Screen editor Matt Mueller discusses the future of cinemas and a slow-down at China’s box office.
From the state of US tax incentives to the story behind Netflix’s all-rights acquisition of a Cannes favourite, our latest issue of Screen International shines a spotlight on a number of timely topics.
But one recent development jumps out to me in this issue: the significant slow-down in the China box office. As Liz Shackleton reports in her insightful feature (page 30-31), while 2016 got off to a momentous start (box office increased 51% year-on-year in Q1), since April both local films and Hollywood imports have significantly under-performed.
This year is still showing growth (an 8.3% rise after three quarters), but the marked deceleration has jolted analysts and industry. The slow-down comes despite screen count increasing by another 6,000 this year to reach 38,000. China’s box office was supposed to overtake North America in 2017, but that is now being questioned.
Reasons behind the slow-down include the tightening Chinese economy, weaker content compared with 2015 and the end of online ticketing subsidies, but some feel it shouldn’t be taken as overly alarming, saying the trend is a natural progression towards a more mature market. Factors in this analysis include the local production industry forging a stronger development sector and, as revealed by Screen International, the recently announced launch of a sanctioned arthouse circuit in the country, following years of lobbying.
Next year will be another momentous one in China — the market’s import quotas are up for discussion with the World Trade Organisation. If attendances continue to plateau or looks like stagnating, the Chinese government may feel further pressure to relax those quotas.
While one analyst discounts the suggestion that Chinese moviegoers — still a relatively fledgling audience incinematic terms — will ever migrate en masse to online digital platforms, Curzon Group CEO Philip Knatchbull said at the recent Screen Exhibitors’ Forum that he believes overall cinema admissions will drop significantly in the next five to 10 years, as people increasingly seek “to consume films in a different way”. Knatchbull also predicted a decline in the mega-screen multiplex, in favour of more boutique chains such as his own Curzon Cinemas.
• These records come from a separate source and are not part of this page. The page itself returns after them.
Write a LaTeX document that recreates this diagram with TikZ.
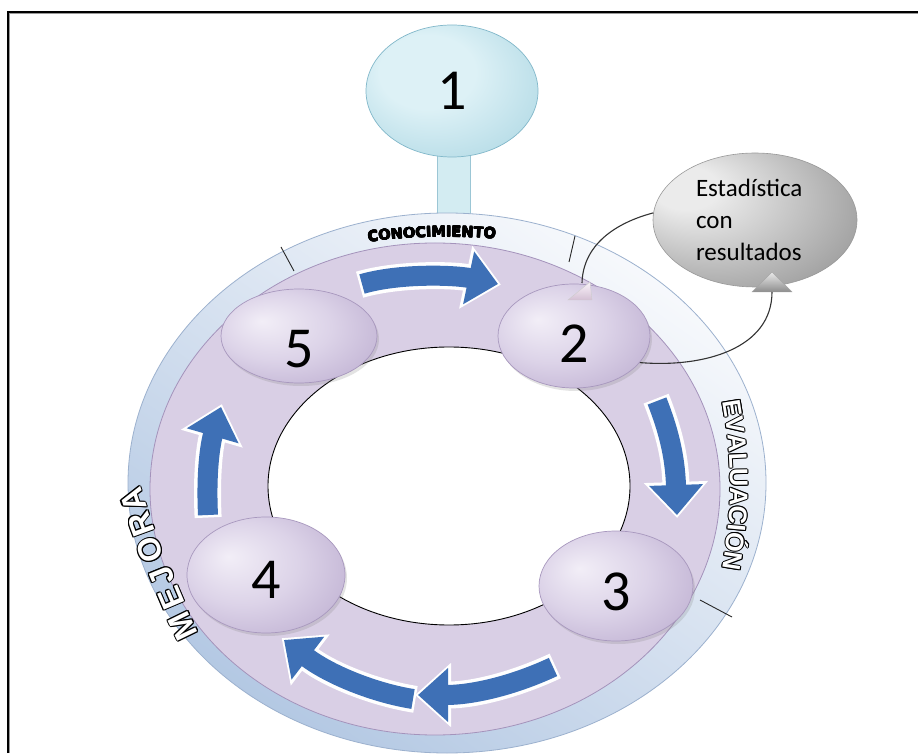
\documentclass[tikz,border=0pt]{standalone}
\usepackage{fontspec}
\setmainfont{Carlito}
\newfontfamily\heavyfont{DejaVu Sans}
\newfontfamily\outfont{Liberation Sans}
\usetikzlibrary{arrows.meta,decorations.text,shapes.geometric,shadows}

\definecolor{bandlight}{HTML}{F7F9FC}
\definecolor{banddark}{HTML}{B3C8E3}
\definecolor{bandedge}{HTML}{9CB1CE}
\definecolor{ringin}{HTML}{D9CFE5}
\definecolor{ringout}{HTML}{BAA9CF}
\definecolor{ringedge}{HTML}{A493BB}
\definecolor{bubin}{HTML}{F2EEF7}
\definecolor{bubmid}{HTML}{DCD3E8}
\definecolor{bubout}{HTML}{AE9CC5}
\definecolor{bubedge}{HTML}{A898BE}
\definecolor{cyin}{HTML}{DDF1F6}
\definecolor{cyout}{HTML}{93C9D9}
\definecolor{cyedge}{HTML}{82B8CA}
\definecolor{stemfill}{HTML}{D3ECF2}
\definecolor{grayin}{HTML}{EBEBEB}
\definecolor{grayout}{HTML}{707070}
\definecolor{arrowblue}{HTML}{3E70B6}

\pgfdeclareradialshading{ringshade}{\pgfpoint{0bp}{0bp}}{color(0bp)=(ringin); color(41bp)=(ringin); color(50bp)=(ringout)}
\pgfdeclareradialshading{bubshade}{\pgfpoint{-12bp}{8bp}}{color(0bp)=(bubin); color(18bp)=(bubmid); color(46bp)=(bubout); color(50bp)=(bubout)}
\pgfdeclareradialshading{cyshade}{\pgfpoint{-10bp}{10bp}}{color(0bp)=(cyin); color(14bp)=(cyin); color(50bp)=(cyout)}
\pgfdeclareradialshading{statshade}{\pgfpoint{-20bp}{14bp}}{color(0bp)=(grayin); color(8bp)=(grayin); color(52bp)=(grayout)}

% letters set along a path, drawn over copies of themselves shifted
% round a small circle: a rim of colour #4 around a fill of colour #5
\newcommand\rimword[6]{%
  \foreach \ox/\oy in {1/0,-1/0,0/1,0/-1,.7/.7,-.7/.7,.7/-.7,-.7/-.7}{%
    \path[xshift=#6*\ox pt,yshift=#6*\oy pt,decorate,decoration={text along path,text align=center,text={|#2\color{#4}|#3}}] #1;}%
  \path[decorate,decoration={text along path,text align=center,text={|#2\color{#5}|#3}}] #1;}

% one white letter with a black rim
\newcommand\rimchar[1]{%
  \rlap{\color{black}\kern-1.1pt#1}\rlap{\color{black}\kern1.1pt#1}%
  \rlap{\color{black}\raisebox{1.1pt}{#1}}\rlap{\color{black}\raisebox{-1.1pt}{#1}}%
  \rlap{\color{black}\kern-.8pt\raisebox{.8pt}{#1}}\rlap{\color{black}\kern.8pt\raisebox{.8pt}{#1}}%
  \rlap{\color{black}\kern-.8pt\raisebox{-.8pt}{#1}}\rlap{\color{black}\kern.8pt\raisebox{-.8pt}{#1}}%
  {\color{white}#1}}

% a thick curved arrow with a white rim
\newcommand\flowarrow[1]{\draw[flowrim] #1; \draw[flowbody] #1;}

\begin{document}
\begin{tikzpicture}[x=1pt,y=1pt,
  bubble/.style={ellipse,shade,shading=bubshade,draw=bubedge,line width=.7pt,inner sep=0pt,
    drop shadow={opacity=.22,shadow xshift=2pt,shadow yshift=-3pt}},
  numlbl/.style={font=\fontsize{58}{58}\selectfont},
  topbubble/.style={ellipse,shade,shading=cyshade,draw=cyedge,line width=.7pt,inner sep=0pt,
    minimum width=172pt,minimum height=132pt},
  stem/.style={rectangle,fill=stemfill,draw=cyedge!80,line width=.7pt,minimum width=33pt,minimum height=70pt,inner sep=0pt},
  statbubble/.style={ellipse,shade,shading=statshade,draw=gray!80,line width=.6pt,inner sep=0pt,
    minimum width=204pt,minimum height=134pt,align=left,text width=118pt,font=\fontsize{25}{32}\selectfont},
  flowrim/.style={white,line width=27pt,-{Triangle[width=62pt,length=36pt]},shorten >=-3pt,shorten <=-2.5pt},
  flowbody/.style={arrowblue,line width=20pt,-{Triangle[width=52pt,length=30pt]}},
  tick/.style={black!85,line width=.9pt},
  conn/.style={black!80,line width=1.1pt},
  letter/.style={inner sep=0pt,font=\outfont\bfseries\fontsize{32}{32}\selectfont},
]
\useasboundingbox (0,0) rectangle (918,753);
\fill[white] (0,0) rectangle (918,753);

% frame
\draw[line width=1.6pt] (8,0) -- (8,741) -- (918,741);
\draw[black!40,line width=.8pt] (9.7,0) -- (9.7,739.3) -- (918,739.3);

% stem and top bubble
\node[stem] (stem) at (453.5,570) {};
\node[topbubble,label={[numlbl]center:1}] (c1) at (452,662) {};

% outer band and purple ring
\shade[top color=bandlight,bottom color=banddark,shading angle=-35] (447,270) ellipse [x radius=319,y radius=270];
\draw[bandedge,line width=.8pt] (447,270) ellipse [x radius=319,y radius=270];
\shade[shading=ringshade] (435,264) ellipse [x radius=285,y radius=246];
\draw[ringedge,line width=.8pt] (435,264) ellipse [x radius=285,y radius=246];

% section ticks on the band
\draw[tick] (281,506) -- (294,482);
\draw[tick] (575,517) -- (569,491);
\draw[tick] (700,153) -- (732,136);

% inner hole
\filldraw[fill=white,draw=black,line width=.9pt] (449,267) ellipse [x radius=181,y radius=139];

% flow arrows
\coordinate (a1s) at (362,469); \coordinate (a1e) at (498,469);
\coordinate (a2s) at (657,352); \coordinate (a2e) at (677,238);
\coordinate (a3s) at (553,86);  \coordinate (a3e) at (418,58);
\coordinate (a4s) at (413,54);  \coordinate (a4e) at (284,113);
\coordinate (a5s) at (208,238); \coordinate (a5e) at (221,346);
\flowarrow{(a1s) .. controls (400,480) and (455,478) .. (a1e)}
\flowarrow{(a2s) .. controls (668,324) and (675,298) .. (a2e)}
\flowarrow{(a4s) .. controls (375,60) and (330,78) .. (a4e)}
\flowarrow{(a3s) .. controls (510,66) and (470,58) .. (a3e)}
\flowarrow{(a5s) .. controls (206,280) and (210,308) .. (a5e)}

% numbered steps
\node[bubble,minimum width=156pt,minimum height=94pt,label={[numlbl,yshift=-13pt]center:5}] (c5) at (299,417) {};
\node[bubble,minimum width=152pt,minimum height=104pt,label={[numlbl,yshift=-8pt]center:2}] (c2) at (574,417) {};
\node[bubble,minimum width=154pt,minimum height=110pt,label={[numlbl,yshift=-6pt]center:3}] (c3) at (616,167) {};
\node[bubble,minimum width=158pt,minimum height=116pt,label={[numlbl,yshift=-5pt]center:4}] (c4) at (266,178) {};

% band captions
\rimword{([shift={(447,270)}]132:400 and 246) arc[start angle=132,end angle=53,x radius=400,y radius=246]}
  {\heavyfont\bfseries\fontsize{14.5}{14.5}\selectfont}{CONOCIMIENTO}{black}{black}{.35}
\rimword{([shift={(261,268)}]30:469) arc[start angle=30,end angle=-30,radius=469]}
  {\outfont\bfseries\fontsize{25.5}{25.5}\selectfont}{EVALUACIÓN}{black}{white}{1}
\foreach \ch/\px/\py/\rot in {M/183/127/116, E/171/155/113, J/162/177/112, O/150/203/111, R/141/229/110, A/133/253/108}
  \node[letter,rotate=\rot] at (\px,\py) {\rimchar{\ch}};

% statistics callout
\node[statbubble] (stat) at (755,533) {Estadística\\con\\resultados};
\coordinate (t1) at (582,470);
\shade[top color=white!85!violet!30,bottom color=black!35!violet!25,draw=black!20] (568,453) -- (592,453) -- (590,471) -- cycle;
\coordinate (t2) at (772,461);
\shade[top color=black!8,bottom color=black!45,draw=black!35] (752,461) -- (792,461) -- (772,481) -- cycle;
\draw[conn] (stat.176) .. controls (615,530) and (583,508) .. (t1);
\draw[conn] (c2.-22) .. controls (705,385) and (772,405) .. (t2);
\end{tikzpicture}
\end{document}
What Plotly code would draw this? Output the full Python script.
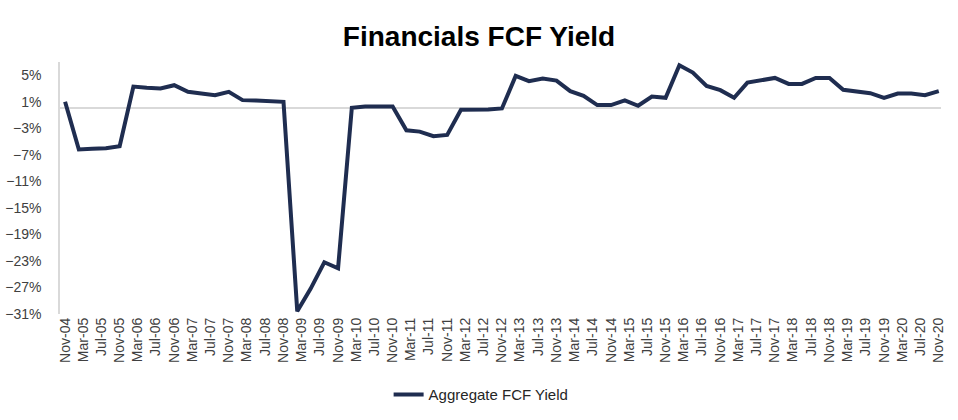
import plotly.graph_objects as go

# quarterly observations (first of month)
quarters = [
    "2004-11-01",
    "2005-02-01", "2005-05-01", "2005-08-01", "2005-11-01",
    "2006-02-01", "2006-05-01", "2006-08-01", "2006-11-01",
    "2007-02-01", "2007-05-01", "2007-08-01", "2007-11-01",
    "2008-02-01", "2008-05-01", "2008-08-01", "2008-11-01",
    "2009-02-01", "2009-05-01", "2009-08-01", "2009-11-01",
    "2010-02-01", "2010-05-01", "2010-08-01", "2010-11-01",
    "2011-02-01", "2011-05-01", "2011-08-01", "2011-11-01",
    "2012-02-01", "2012-05-01", "2012-08-01", "2012-11-01",
    "2013-02-01", "2013-05-01", "2013-08-01", "2013-11-01",
    "2014-02-01", "2014-05-01", "2014-08-01", "2014-11-01",
    "2015-02-01", "2015-05-01", "2015-08-01", "2015-11-01",
    "2016-02-01", "2016-05-01", "2016-08-01", "2016-11-01",
    "2017-02-01", "2017-05-01", "2017-08-01", "2017-11-01",
    "2018-02-01", "2018-05-01", "2018-08-01", "2018-11-01",
    "2019-02-01", "2019-05-01", "2019-08-01", "2019-11-01",
    "2020-02-01", "2020-05-01", "2020-08-01", "2020-11-01",
]

# aggregate FCF yield, %
fcf_yield = [
    1.0,
    -6.2, -6.1, -6.0, -5.7,
    3.3, 3.1, 3.0, 3.5,
    2.5, 2.25, 2.0, 2.5,
    1.25, 1.2, 1.05, 1.0,
    -30.6, -27.2, -23.2, -24.1,
    0.1, 0.3, 0.3, 0.3,
    -3.3, -3.5, -4.2, -4.0,
    -0.2, -0.2, -0.15, 0.0,
    4.9, 4.1, 4.5, 4.2,
    2.6, 1.9, 0.5, 0.5,
    1.2, 0.4, 1.8, 1.6,
    6.5, 5.4, 3.4, 2.75,
    1.6, 3.9, 4.3, 4.6,
    3.7, 3.7, 4.6, 4.6,
    2.8, 2.6, 2.3, 1.6,
    2.25, 2.25, 2.0, 2.6,
]

FONT = "Liberation Sans, Arial, sans-serif"
NAVY = "#1f2d50"
GREY = "#d9d9d9"

fig = go.Figure()
fig.add_trace(
    go.Scatter(
        x=quarters,
        y=fcf_yield,
        mode="lines",
        name="Aggregate FCF Yield",
        line=dict(color=NAVY, width=4),
    )
)

fig.update_layout(
    width=958,
    height=420,
    template="plotly_white",
    paper_bgcolor="white",
    plot_bgcolor="white",
    margin={"l": 60, "r": 17, "t": 62, "b": 106, "autoexpand": False},
    font=dict(family=FONT, size=14, color="#404040"),
    title=dict(
        text="<b>Financials FCF Yield</b>",
        x=0.5,
        xanchor="center",
        y=0.915,
        yanchor="middle",
        font=dict(family=FONT, size=28, color="black"),
    ),
    showlegend=True,
    legend=dict(
        orientation="h",
        x=0.478,
        xanchor="center",
        yref="container",
        y=0.06,
        yanchor="middle",
        itemwidth=30,
        font=dict(size=15, color="#262626"),
    ),
)

fig.update_xaxes(
    type="date",
    range=["2004-09-28", "2020-11-16"],
    tick0="2004-11-01",
    dtick="M4",
    tickformat="%b-%y",
    tickangle=-90,
    showgrid=False,
    showline=False,
    zeroline=False,
    ticks="",
    automargin=False,
    tickfont=dict(size=14, color="#404040"),
)

fig.update_yaxes(
    range=[-31, 7],
    tick0=-31,
    dtick=4,
    ticksuffix="%",
    showgrid=False,
    showline=True,
    linecolor=GREY,
    linewidth=1.5,
    zeroline=True,
    zerolinecolor=GREY,
    zerolinewidth=1.5,
    ticks="",
    ticklabelstandoff=14,
    automargin=False,
    tickfont=dict(size=14, color="#404040"),
)

# drop the default page margin so the figure sits at the window origin
fig.write_html(
    "out.html",
    config={"displayModeBar": False},
    post_script="document.body.style.margin = '0';",
)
The indie boss’s comments might be deemed fighting talk within exhibition circles, but Knatchbull also emphasised that passion for cinemagoing among film lovers will lead him to grow his chain from its current 18 sites to “30-35 with 100 screens”. His point that cinema audiences are ageing and not being replaced by younger moviegoers is a valid one. How to engage the newer generations is a question that needs answering sooner rather than later.
Other panellists at our inaugural Screen Exhibitors’ Forum, which we held for independent UK exhibitors at Everyman Screen On The Green in London, discussed how new technologies could help exhibitors meet the challenges posed by HD big-screen home entertainment. Everyone in the business is looking for an edge, whether that be to their script or in their cinema. Fundamentally, they are working towards the same goal, however: keeping audiences in love with movies.